During UNO's eight-week internship, teens are paid a $1,200 stipend to work on research alongside professors and graduate students who are experts in areas like robotics, bioinformatics and IT innovation. Eligible students are those at least 16 years old interested in math, science, performing arts or computer science. They must work 20 hours per week.
Khazanchi said the internship was established through the college's operating budget using research funds.
It's a win-win for both parties, said research lab manager Gregory Hoff, who's working with Barrier and Flores.
High schoolers get to see what UNO is like and may decide to study there one day. Some may leave the internship as published authors, Khazanchi said. Graduate students and professors get another set of hands and, in many cases, a fresh perspective on a topic they've spent months or years researching.
“Bringing in the best and the brightest, it benefits the research and benefits the university,” Hoff said.
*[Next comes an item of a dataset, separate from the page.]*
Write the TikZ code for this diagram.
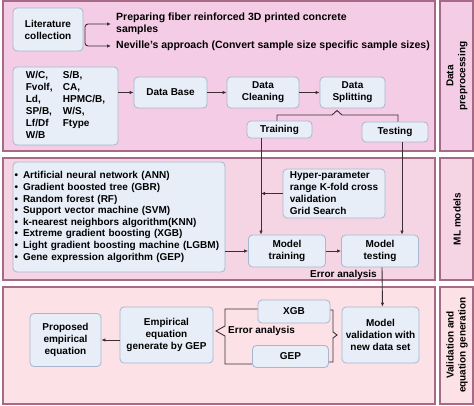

Undergraduate IT innovation major Rachel Ostrander agreed, calling the opportunity an advantage to learn more about what it's like being on a college campus and working on real-life research.
“I'm glad they have the chance,” Ostrander said. “I didn't.”
Sotirios Diamantas, a visiting postdoctoral research associate from Greece, said he has always been excited about working with young people, particularly in this scenario because it's long enough that both can make headway. With an interest in robot navigation, he and Willett are focusing on how to program a robot to understand more precisely where it's located based on GPS data.
“Young people can give you an idea you've never had before,” he said.
Willett called the experience valuable because of the wealth of knowledge he has access to and equipment he gets to tinker with. After taking a programming class at Brownell-Talbot School, his instructor mentioned the internship at UNO. Willett wants to work in robotics engineering someday and plans to major in computer science.
“I was fairly sure I wasn't going to make it,” he said, noting he was just a freshman when he applied. “It was a pleasant surprise.”
Barrier, who will be a senior at Creighton Prep, and Flores, who will be a senior at Omaha South High, said they already know they want to study IT innovation at UNO. Both find computer classes and robotic development “cool,” and Barrier has already narrowed his area of expertise: video games.
He said the UNO internship — and the inaugural IT Innovation Cup held in April where his team placed second for a game they built — is helping him get close to his goal of designing video games. More hands-on experience is making Barrier's dream career feel more attainable.
“That's my thing,” he said. “I've always wanted to leave a footprint in the industry.”